→ **Required work**
Using the listing below, output only the lines from the one that contains "What TikZ code" through the one that contains "(0,0) rectangle (22.8,17.54);", inclusive, exactly as given and without images.

>> begin Provided information

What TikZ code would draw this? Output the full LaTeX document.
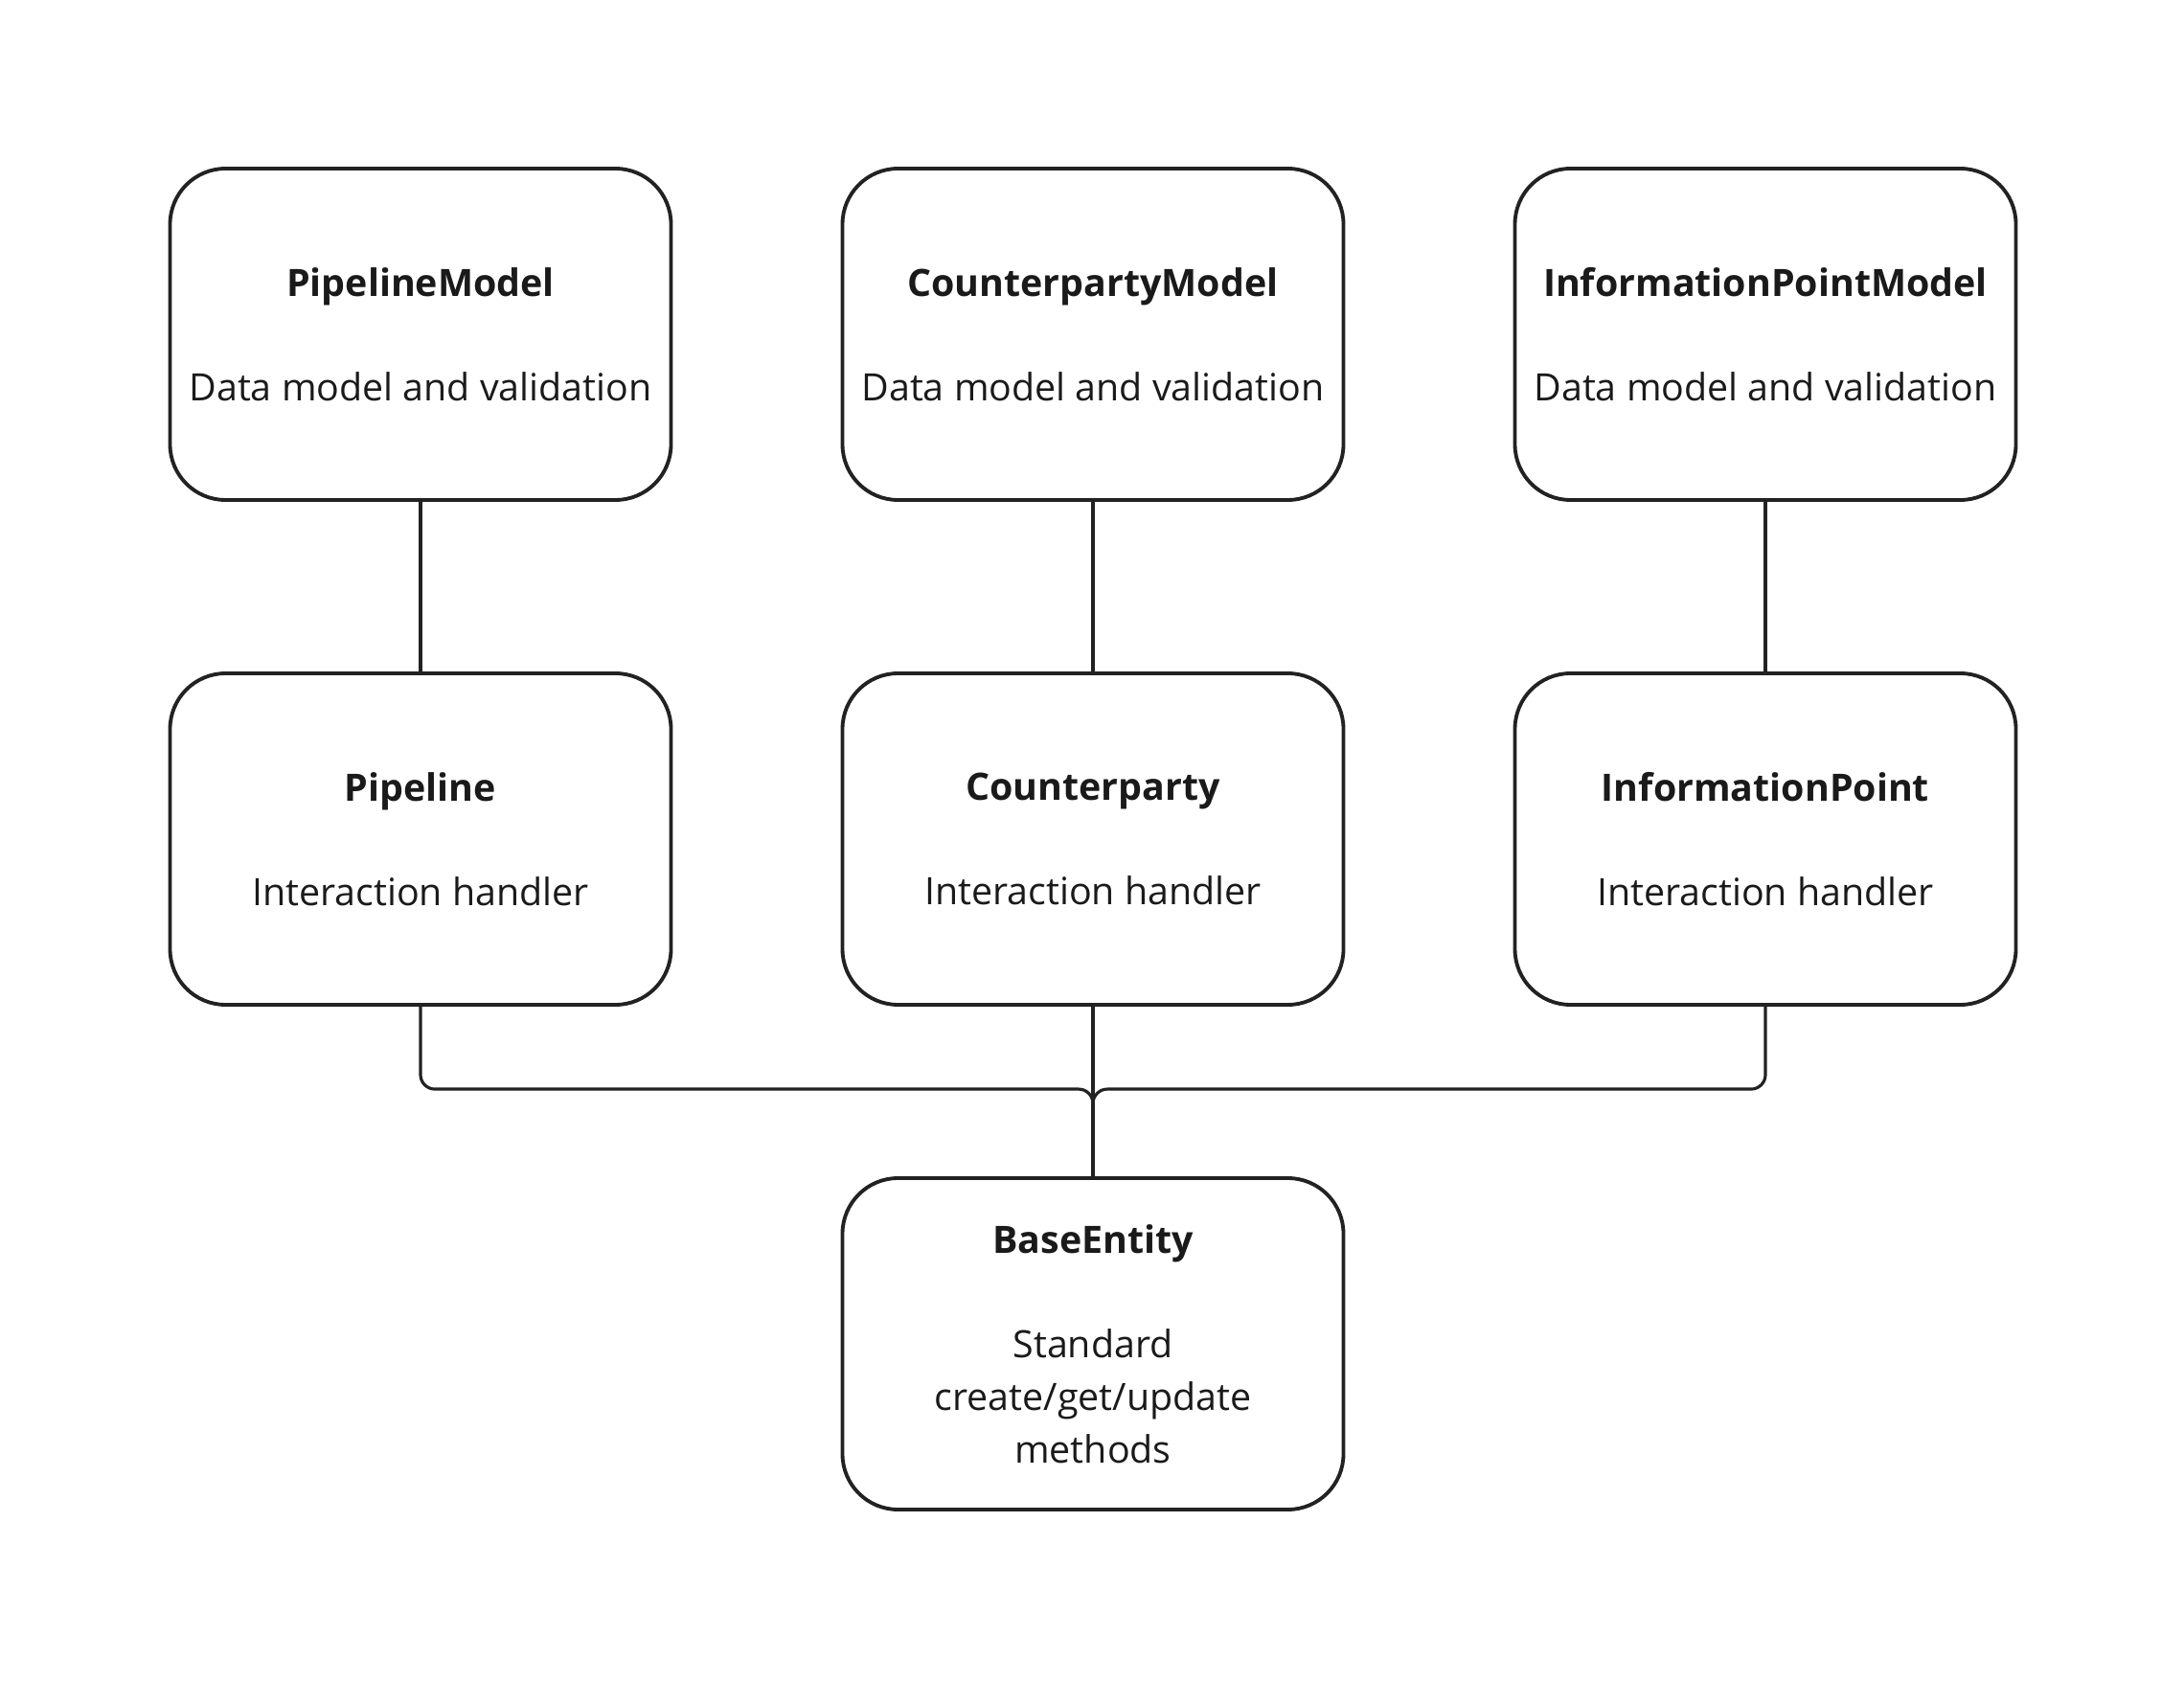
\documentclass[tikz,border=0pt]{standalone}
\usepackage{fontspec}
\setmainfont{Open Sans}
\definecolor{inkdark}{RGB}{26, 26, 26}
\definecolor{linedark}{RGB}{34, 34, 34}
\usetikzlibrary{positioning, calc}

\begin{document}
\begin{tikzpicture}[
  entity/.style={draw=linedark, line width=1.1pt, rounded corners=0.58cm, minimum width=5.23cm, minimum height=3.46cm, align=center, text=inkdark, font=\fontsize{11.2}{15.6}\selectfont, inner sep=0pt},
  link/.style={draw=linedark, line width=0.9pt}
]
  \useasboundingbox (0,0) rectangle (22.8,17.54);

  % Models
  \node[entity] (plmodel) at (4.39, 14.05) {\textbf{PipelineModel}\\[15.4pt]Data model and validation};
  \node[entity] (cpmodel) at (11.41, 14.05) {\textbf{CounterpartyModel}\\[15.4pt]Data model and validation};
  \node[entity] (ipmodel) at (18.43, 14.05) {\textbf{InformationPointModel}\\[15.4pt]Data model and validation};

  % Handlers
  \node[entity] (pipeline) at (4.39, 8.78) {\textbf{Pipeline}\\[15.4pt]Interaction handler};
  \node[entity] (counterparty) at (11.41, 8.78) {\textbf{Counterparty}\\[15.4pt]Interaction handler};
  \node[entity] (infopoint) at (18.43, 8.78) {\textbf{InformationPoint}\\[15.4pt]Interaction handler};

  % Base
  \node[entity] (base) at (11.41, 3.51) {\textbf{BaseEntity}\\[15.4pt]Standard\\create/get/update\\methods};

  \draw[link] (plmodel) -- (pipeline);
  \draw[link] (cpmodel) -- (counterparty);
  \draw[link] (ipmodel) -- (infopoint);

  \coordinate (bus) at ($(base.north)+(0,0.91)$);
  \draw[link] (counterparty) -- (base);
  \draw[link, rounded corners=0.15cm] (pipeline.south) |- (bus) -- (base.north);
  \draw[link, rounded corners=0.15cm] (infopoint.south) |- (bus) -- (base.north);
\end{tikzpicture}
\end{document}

>> end Provided information
>> begin Provided information

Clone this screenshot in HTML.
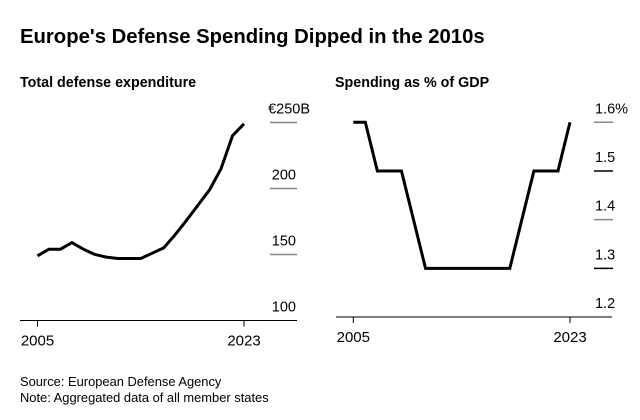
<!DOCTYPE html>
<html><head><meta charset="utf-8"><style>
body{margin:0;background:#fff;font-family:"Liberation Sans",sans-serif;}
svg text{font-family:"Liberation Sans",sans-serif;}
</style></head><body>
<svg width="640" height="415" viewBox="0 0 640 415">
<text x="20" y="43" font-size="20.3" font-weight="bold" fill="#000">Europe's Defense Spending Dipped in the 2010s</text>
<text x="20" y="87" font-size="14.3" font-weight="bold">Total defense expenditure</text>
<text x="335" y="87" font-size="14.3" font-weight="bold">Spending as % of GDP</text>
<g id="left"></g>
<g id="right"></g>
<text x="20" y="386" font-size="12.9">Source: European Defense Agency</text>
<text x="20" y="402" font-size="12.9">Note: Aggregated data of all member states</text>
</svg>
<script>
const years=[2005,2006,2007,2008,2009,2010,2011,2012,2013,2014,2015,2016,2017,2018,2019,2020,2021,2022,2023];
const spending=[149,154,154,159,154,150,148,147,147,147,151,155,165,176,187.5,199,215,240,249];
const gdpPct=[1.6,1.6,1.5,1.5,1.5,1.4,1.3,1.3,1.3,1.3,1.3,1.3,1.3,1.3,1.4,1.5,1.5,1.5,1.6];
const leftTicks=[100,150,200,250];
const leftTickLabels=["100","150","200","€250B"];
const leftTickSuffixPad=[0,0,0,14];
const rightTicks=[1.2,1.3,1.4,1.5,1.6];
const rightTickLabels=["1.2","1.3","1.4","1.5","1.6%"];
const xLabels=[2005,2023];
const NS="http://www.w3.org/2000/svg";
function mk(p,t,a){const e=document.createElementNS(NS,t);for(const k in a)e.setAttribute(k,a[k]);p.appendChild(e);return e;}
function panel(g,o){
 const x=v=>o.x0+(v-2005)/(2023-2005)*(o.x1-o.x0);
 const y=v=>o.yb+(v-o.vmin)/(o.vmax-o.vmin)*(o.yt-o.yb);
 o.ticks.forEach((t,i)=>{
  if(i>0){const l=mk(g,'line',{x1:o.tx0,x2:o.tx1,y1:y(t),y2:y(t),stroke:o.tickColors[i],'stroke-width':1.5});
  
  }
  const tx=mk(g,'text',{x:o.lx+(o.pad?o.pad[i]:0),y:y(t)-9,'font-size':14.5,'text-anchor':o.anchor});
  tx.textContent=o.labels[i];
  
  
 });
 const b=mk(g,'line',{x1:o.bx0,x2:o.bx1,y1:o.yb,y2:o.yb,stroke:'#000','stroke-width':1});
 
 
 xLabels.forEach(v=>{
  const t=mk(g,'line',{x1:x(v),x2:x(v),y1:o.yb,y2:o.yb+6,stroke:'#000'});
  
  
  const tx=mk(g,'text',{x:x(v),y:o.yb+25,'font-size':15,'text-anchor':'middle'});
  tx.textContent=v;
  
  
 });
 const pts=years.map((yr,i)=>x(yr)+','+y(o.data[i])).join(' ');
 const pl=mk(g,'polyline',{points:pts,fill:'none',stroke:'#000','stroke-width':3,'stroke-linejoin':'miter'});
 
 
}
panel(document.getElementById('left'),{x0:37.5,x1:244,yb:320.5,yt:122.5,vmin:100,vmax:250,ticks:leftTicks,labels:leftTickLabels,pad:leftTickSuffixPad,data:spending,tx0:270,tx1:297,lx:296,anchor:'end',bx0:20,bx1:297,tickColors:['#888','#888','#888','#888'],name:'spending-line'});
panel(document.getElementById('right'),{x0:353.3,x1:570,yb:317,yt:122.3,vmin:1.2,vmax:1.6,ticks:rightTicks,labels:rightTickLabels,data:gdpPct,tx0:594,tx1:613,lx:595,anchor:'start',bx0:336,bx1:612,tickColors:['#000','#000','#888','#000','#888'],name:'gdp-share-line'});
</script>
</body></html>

>> end Provided information

→ **Expected answer**
What TikZ code would draw this? Output the full LaTeX document.
\documentclass[tikz,border=0pt]{standalone}
\usepackage{fontspec}
\setmainfont{Open Sans}
\definecolor{inkdark}{RGB}{26, 26, 26}
\definecolor{linedark}{RGB}{34, 34, 34}
\usetikzlibrary{positioning, calc}

\begin{document}
\begin{tikzpicture}[
  entity/.style={draw=linedark, line width=1.1pt, rounded corners=0.58cm, minimum width=5.23cm, minimum height=3.46cm, align=center, text=inkdark, font=\fontsize{11.2}{15.6}\selectfont, inner sep=0pt},
  link/.style={draw=linedark, line width=0.9pt}
]
  \useasboundingbox (0,0) rectangle (22.8,17.54);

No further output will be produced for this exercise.